While in the U.S. House, Zeliff chaired the Government Reform Subcommittee on National Security, International Affairs and Criminal Justice and was a deputy Republican whip. He was known as a fiscal conservative and advocate of budget reform.

In 1995, Zeliff was a leader of hearings investigating the 1993 Branch Davidian siege. Cult leader David Koresh and nearly 80 followers died, some from bullet wounds, after their compound burned down. FBI agents had used tanks to inject tear gas into the wooden building, which caught fire.

Zeliff at one point suggested that then-President Bill Clinton, not Attorney General Janet Reno, had made the decision to mount the tear gas attack. Reno unwaveringly defended her decision to use the gas to end the Waco siege and rebuffed Republicans’ persistent attempts to blame Clinton, a Democrat.

But Zeliff wasn’t convinced. “I find it disturbing that it is the attorney general, and not the president, who steps forward to state, ‘The buck stops with me,”′ he said.

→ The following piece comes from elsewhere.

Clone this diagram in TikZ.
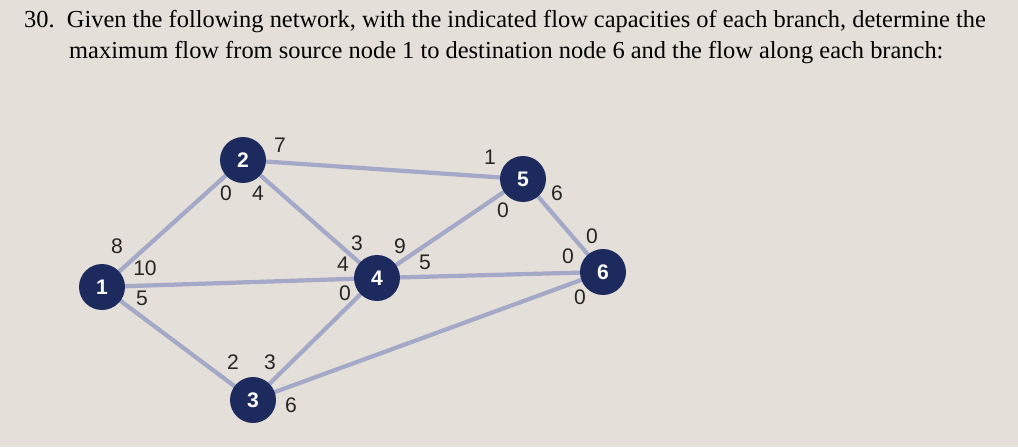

At the time he was Republican co-chair of the House Waco hearings, Zeliff was fined $30,000 by the Federal Election Commission for campaign finance violations.

He was accused of improperly using money from his business for his 1990 congressional race, failing to properly report loans he made to his campaign, and neglecting to quickly repay his business for services it provided in his House race.

Zeliff insisted that although he had done no wrong, the FEC case had become too costly to fight.

Zeliff was born in East Orange, New Jersey, and went to school at Milford High School in Milford, Connecticut, and the University of Connecticut. He had a career in sales and marketing and also served in the U.S. Army Reserve.

In 1976, he and his wife, Synda Zeliff, bought and ran the Christmas Farm Inn in Jackson, New Hampshire. They sold it in 2000.

Zeliff became involved in New Hampshire Republican politics in the 1980s, running unsuccessfully for the New Hampshire state Senate in 1984 and then serving as a delegate to the 1988 Republican National Convention, which nominated then-Vice President George H.W. Bush for president.

He represented New Hampshire’s 1st Congressional District, which includes Manchester, the state’s largest city. He did not run for a fourth term, but instead ran for governor. Zeliff was defeated in the Republican primary by attorney Ovide LaMontagne, who went on to lose to Democrat Jeanne Shaheen in the general election.